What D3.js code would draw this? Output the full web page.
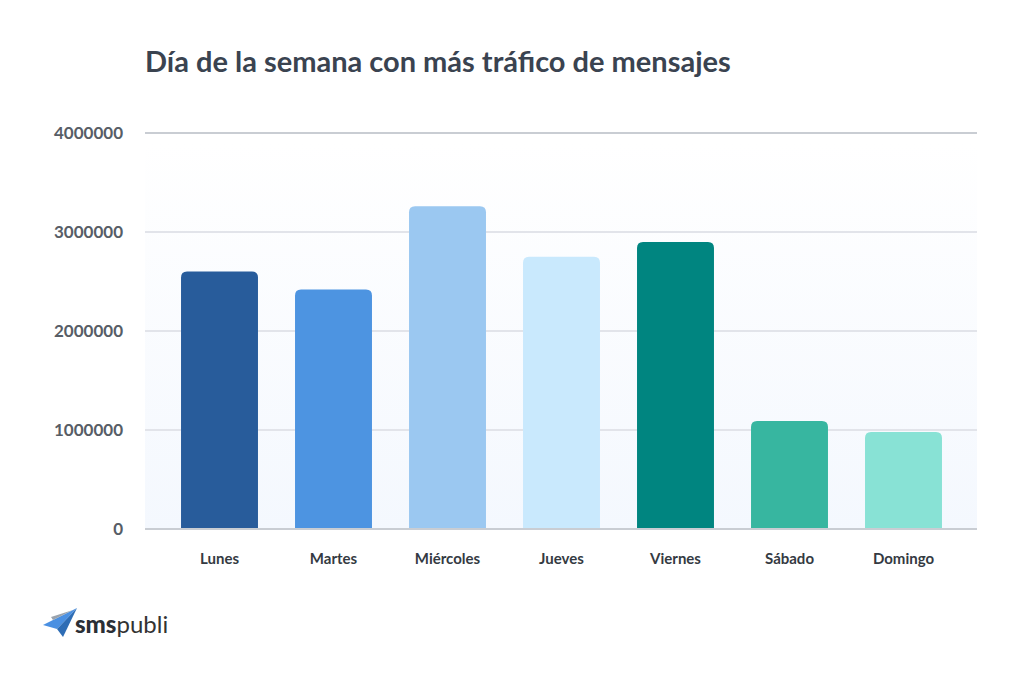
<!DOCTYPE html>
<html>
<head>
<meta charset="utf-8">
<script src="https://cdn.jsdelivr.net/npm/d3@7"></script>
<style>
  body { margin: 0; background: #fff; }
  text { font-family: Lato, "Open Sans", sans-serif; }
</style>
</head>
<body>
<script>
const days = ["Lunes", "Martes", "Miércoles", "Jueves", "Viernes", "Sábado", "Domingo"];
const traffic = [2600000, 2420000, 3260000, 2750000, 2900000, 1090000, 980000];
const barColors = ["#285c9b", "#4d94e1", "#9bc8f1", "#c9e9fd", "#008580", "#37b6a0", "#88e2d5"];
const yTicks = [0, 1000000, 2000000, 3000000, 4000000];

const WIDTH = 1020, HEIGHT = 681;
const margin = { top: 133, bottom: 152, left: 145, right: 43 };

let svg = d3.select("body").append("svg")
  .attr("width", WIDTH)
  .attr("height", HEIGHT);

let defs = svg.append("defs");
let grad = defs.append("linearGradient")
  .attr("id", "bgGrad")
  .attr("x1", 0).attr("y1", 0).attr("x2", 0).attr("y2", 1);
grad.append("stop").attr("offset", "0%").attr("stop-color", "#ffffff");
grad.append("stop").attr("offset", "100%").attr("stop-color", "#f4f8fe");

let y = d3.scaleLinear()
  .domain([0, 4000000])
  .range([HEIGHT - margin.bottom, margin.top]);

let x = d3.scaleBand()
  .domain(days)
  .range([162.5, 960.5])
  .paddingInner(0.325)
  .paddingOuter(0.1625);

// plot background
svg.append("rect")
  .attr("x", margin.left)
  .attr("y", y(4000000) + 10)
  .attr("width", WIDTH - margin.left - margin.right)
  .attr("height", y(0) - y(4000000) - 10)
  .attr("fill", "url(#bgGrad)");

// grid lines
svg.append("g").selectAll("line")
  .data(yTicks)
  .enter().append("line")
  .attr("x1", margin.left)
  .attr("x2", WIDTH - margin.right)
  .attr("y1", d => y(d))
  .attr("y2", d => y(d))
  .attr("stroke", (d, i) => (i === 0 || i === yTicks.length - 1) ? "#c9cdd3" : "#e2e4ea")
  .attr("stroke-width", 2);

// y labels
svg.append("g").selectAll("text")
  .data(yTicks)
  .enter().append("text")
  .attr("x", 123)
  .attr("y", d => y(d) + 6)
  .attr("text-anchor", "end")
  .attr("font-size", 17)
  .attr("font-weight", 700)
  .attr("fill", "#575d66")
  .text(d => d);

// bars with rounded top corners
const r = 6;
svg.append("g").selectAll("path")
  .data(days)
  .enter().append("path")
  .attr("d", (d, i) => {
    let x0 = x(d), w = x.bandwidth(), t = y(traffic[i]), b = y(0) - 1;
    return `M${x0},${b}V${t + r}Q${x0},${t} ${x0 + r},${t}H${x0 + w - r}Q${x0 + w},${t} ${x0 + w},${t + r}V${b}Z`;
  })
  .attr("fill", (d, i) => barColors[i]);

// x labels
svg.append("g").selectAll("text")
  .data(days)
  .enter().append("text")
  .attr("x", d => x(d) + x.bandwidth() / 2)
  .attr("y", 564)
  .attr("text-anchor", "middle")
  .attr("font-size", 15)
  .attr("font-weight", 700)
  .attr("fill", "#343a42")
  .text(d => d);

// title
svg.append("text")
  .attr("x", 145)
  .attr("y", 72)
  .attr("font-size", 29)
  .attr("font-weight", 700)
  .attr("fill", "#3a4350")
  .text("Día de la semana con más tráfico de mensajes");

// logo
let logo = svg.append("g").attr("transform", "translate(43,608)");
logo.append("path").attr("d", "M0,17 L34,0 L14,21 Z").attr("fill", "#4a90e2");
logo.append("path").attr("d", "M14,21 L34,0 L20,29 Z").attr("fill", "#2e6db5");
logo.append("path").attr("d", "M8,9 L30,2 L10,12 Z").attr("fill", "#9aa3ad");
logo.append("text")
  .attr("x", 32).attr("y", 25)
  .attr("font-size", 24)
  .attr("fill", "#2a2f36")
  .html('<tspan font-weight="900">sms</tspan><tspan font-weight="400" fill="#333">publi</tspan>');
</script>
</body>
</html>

* * *

→ REQUIREMENT
Return each line from the material above exactly, but not the pictures.

→ FULL SOLUTION
What D3.js code would draw this? Output the full web page.
<!DOCTYPE html>
<html>
<head>
<meta charset="utf-8">
<script src="https://cdn.jsdelivr.net/npm/d3@7"></script>
<style>
  body { margin: 0; background: #fff; }
  text { font-family: Lato, "Open Sans", sans-serif; }
</style>
</head>
<body>
<script>
const days = ["Lunes", "Martes", "Miércoles", "Jueves", "Viernes", "Sábado", "Domingo"];
const traffic = [2600000, 2420000, 3260000, 2750000, 2900000, 1090000, 980000];
const barColors = ["#285c9b", "#4d94e1", "#9bc8f1", "#c9e9fd", "#008580", "#37b6a0", "#88e2d5"];
const yTicks = [0, 1000000, 2000000, 3000000, 4000000];

const WIDTH = 1020, HEIGHT = 681;
const margin = { top: 133, bottom: 152, left: 145, right: 43 };

let svg = d3.select("body").append("svg")
  .attr("width", WIDTH)
  .attr("height", HEIGHT);

let defs = svg.append("defs");
let grad = defs.append("linearGradient")
  .attr("id", "bgGrad")
  .attr("x1", 0).attr("y1", 0).attr("x2", 0).attr("y2", 1);
grad.append("stop").attr("offset", "0%").attr("stop-color", "#ffffff");
grad.append("stop").attr("offset", "100%").attr("stop-color", "#f4f8fe");

let y = d3.scaleLinear()
  .domain([0, 4000000])
  .range([HEIGHT - margin.bottom, margin.top]);

let x = d3.scaleBand()
  .domain(days)
  .range([162.5, 960.5])
  .paddingInner(0.325)
  .paddingOuter(0.1625);

// plot background
svg.append("rect")
  .attr("x", margin.left)
  .attr("y", y(4000000) + 10)
  .attr("width", WIDTH - margin.left - margin.right)
  .attr("height", y(0) - y(4000000) - 10)
  .attr("fill", "url(#bgGrad)");

// grid lines
svg.append("g").selectAll("line")
  .data(yTicks)
  .enter().append("line")
  .attr("x1", margin.left)
  .attr("x2", WIDTH - margin.right)
  .attr("y1", d => y(d))
  .attr("y2", d => y(d))
  .attr("stroke", (d, i) => (i === 0 || i === yTicks.length - 1) ? "#c9cdd3" : "#e2e4ea")
  .attr("stroke-width", 2);

// y labels
svg.append("g").selectAll("text")
  .data(yTicks)
  .enter().append("text")
  .attr("x", 123)
  .attr("y", d => y(d) + 6)
  .attr("text-anchor", "end")
  .attr("font-size", 17)
  .attr("font-weight", 700)
  .attr("fill", "#575d66")
  .text(d => d);

// bars with rounded top corners
const r = 6;
svg.append("g").selectAll("path")
  .data(days)
  .enter().append("path")
  .attr("d", (d, i) => {
    let x0 = x(d), w = x.bandwidth(), t = y(traffic[i]), b = y(0) - 1;
    return `M${x0},${b}V${t + r}Q${x0},${t} ${x0 + r},${t}H${x0 + w - r}Q${x0 + w},${t} ${x0 + w},${t + r}V${b}Z`;
  })
  .attr("fill", (d, i) => barColors[i]);

// x labels
svg.append("g").selectAll("text")
  .data(days)
  .enter().append("text")
  .attr("x", d => x(d) + x.bandwidth() / 2)
  .attr("y", 564)
  .attr("text-anchor", "middle")
  .attr("font-size", 15)
  .attr("font-weight", 700)
  .attr("fill", "#343a42")
  .text(d => d);

// title
svg.append("text")
  .attr("x", 145)
  .attr("y", 72)
  .attr("font-size", 29)
  .attr("font-weight", 700)
  .attr("fill", "#3a4350")
  .text("Día de la semana con más tráfico de mensajes");

// logo
let logo = svg.append("g").attr("transform", "translate(43,608)");
logo.append("path").attr("d", "M0,17 L34,0 L14,21 Z").attr("fill", "#4a90e2");
logo.append("path").attr("d", "M14,21 L34,0 L20,29 Z").attr("fill", "#2e6db5");
logo.append("path").attr("d", "M8,9 L30,2 L10,12 Z").attr("fill", "#9aa3ad");
logo.append("text")
  .attr("x", 32).attr("y", 25)
  .attr("font-size", 24)
  .attr("fill", "#2a2f36")
  .html('<tspan font-weight="900">sms</tspan><tspan font-weight="400" fill="#333">publi</tspan>');
</script>
</body>
</html>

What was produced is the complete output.